Final Assessment and Professional Conclusion
The evidence is clear. Valentine’s Day at Hogwarts does not reveal love so much as it exposes panic, poor planning, and a troubling reliance on pink parchment and bad poetry attempts. The most genuine moments observed this week occurred quietly, without witnesses, and without anyone tripping over furniture.
My recommendation is simple: dance if you must, confess if you are prepared, and flirt only if you have rehearsed responsibly. For the rest of us, single, sensible, and taking notes, thank you for your continued cooperation.
Valentine’s Day insists that all crushes and couples newly dating should be all mushy, lovey dovey and shining in a pink glitter glow vibe or such… I disagree. Happiness can be found in sarcasm, surviving ceilidh spins without injury, and knowing that you don’t have to pretend that a heart-shaped biscuit tastes better than a normal one.

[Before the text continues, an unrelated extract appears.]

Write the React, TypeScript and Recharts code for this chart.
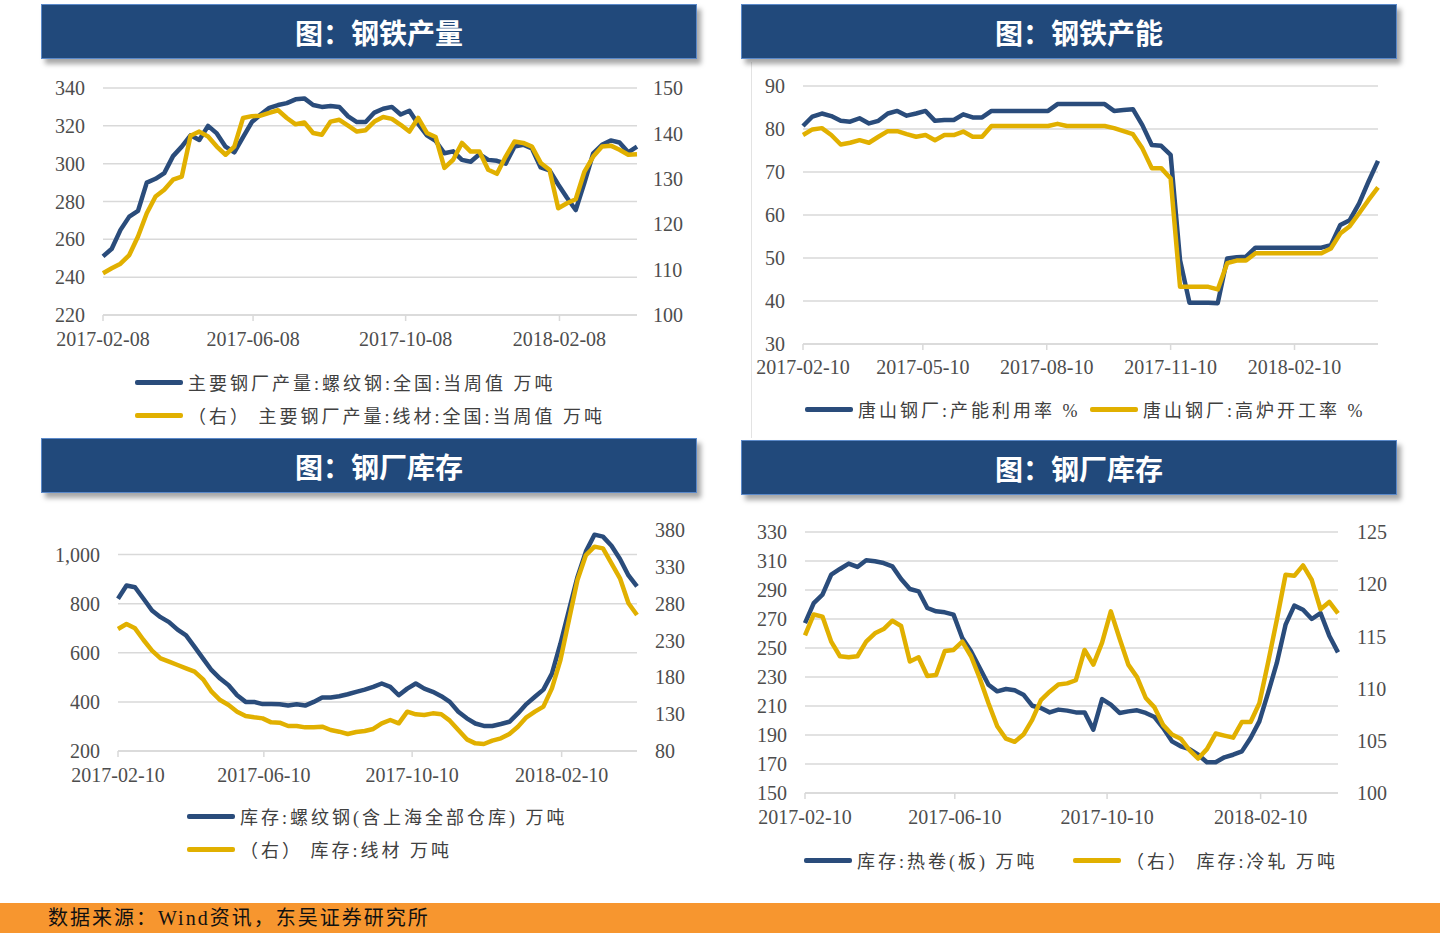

So whether you’re dancing, dodging, flirting terribly, or hiding in the library pretending to study… Remember: Valentine’s Day ends. The embarrassment, however, lives forever.
Happy Valentine’s Day, Hogwarts.
Try not to trip.
This concludes my report.
Violette Twiggs, Fifth-Year Ravenclaw, professionally judgmental, romantically neutral, dangerously observant
Editor’s Note — Any resemblance between the events described and your personal Valentine’s Day is entirely coincidental. Allegedly.